NEW YORK (Dec. 16, 2021) – Real estate developers of color in Nashville, Tennessee, Northern Virginia and Washington state’s Puget Sound region are eligible for organizational capacity building and project-related grants from Enterprise Community Partners (Enterprise) through a $5 million grant from The Amazon Housing Equity Fund. The funds will help developers of color scale their operations and seed their pipeline of affordable housing projects.  

“Talented developers of color face a massive capital gap from decades of systemic racism that makes it harder to both grow their businesses and serve their communities. We are excited to work with Amazon to close that gap,” said Priscilla Almodovar, president and chief executive officer, Enterprise. “The partnership is perfectly aligned with Enterprise’s $3.5 billion ‘Equitable Path Forward’ initiative to advance racial equity in the real estate industry.”

As part of Equitable Path Forward, Enterprise is working to reshape the affordable housing industry to better reflect the communities it serves. Just 2% of development companies are Black-led, and minority-led real estate firms control only 1.5% of real estate assets under management. Housing providers of color lack access to sufficient capital to grow their operations or real estate portfolios when equity and debt are out of reach. Enterprise is channeling debt, grants, equity and other opportunities to developers of color to create lasting change. 
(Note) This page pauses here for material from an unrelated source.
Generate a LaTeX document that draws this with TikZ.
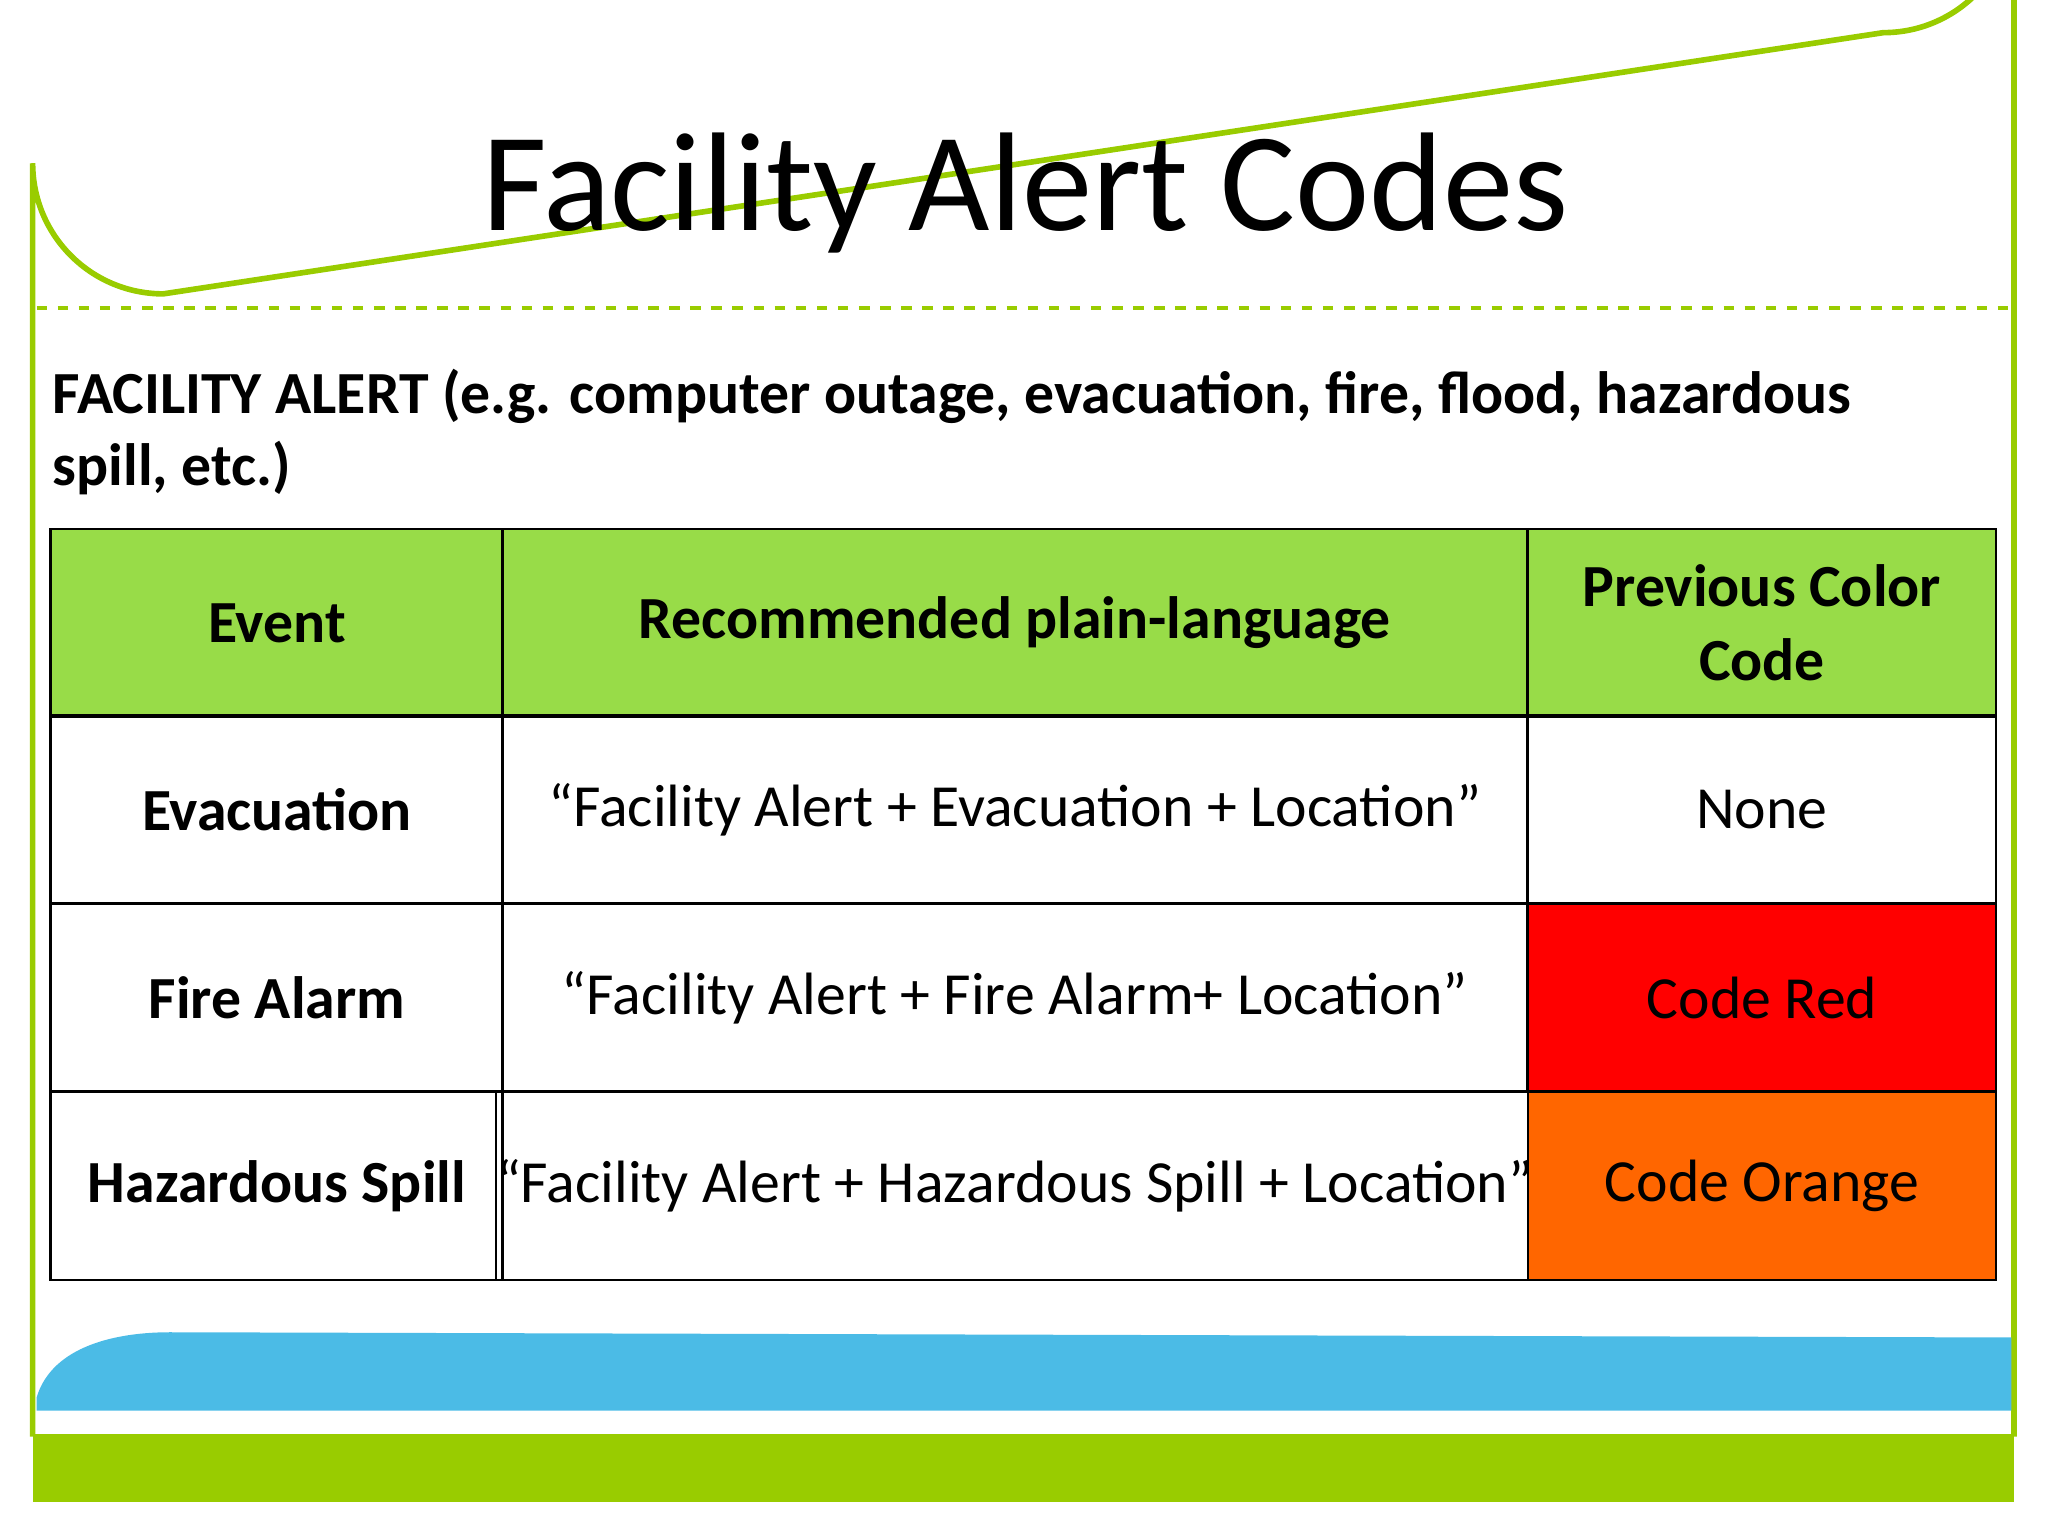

The flexible capital funded through the Amazon grant will enable organizations to build needed capacity to scale their real estate operations, including growing and training staff, board of director training and enhancing operations like accounting and technology. Specific project support in the form of predevelopment grants can be provided for feasibility analysis, legal and consultant fees, and other costs typically associated with developing affordable housing. 

The $5 million grant comes from the Amazon Housing Equity Fund, a more than $2 billion fund dedicated to creating and preserving 20,000 affordable homes for individuals and families earning moderate- to low- incomes in Washington state's Puget Sound region; the Arlington, Virginia region; and Nashville, Tennessee—three communities where Amazon has a large and growing presence.

“If we are going to bring about lasting, holistic, and meaningful change to how affordable housing is developed, developers of color need to be a part of the solution,” said Catherine Buell, director of the Amazon Housing Equity Fund.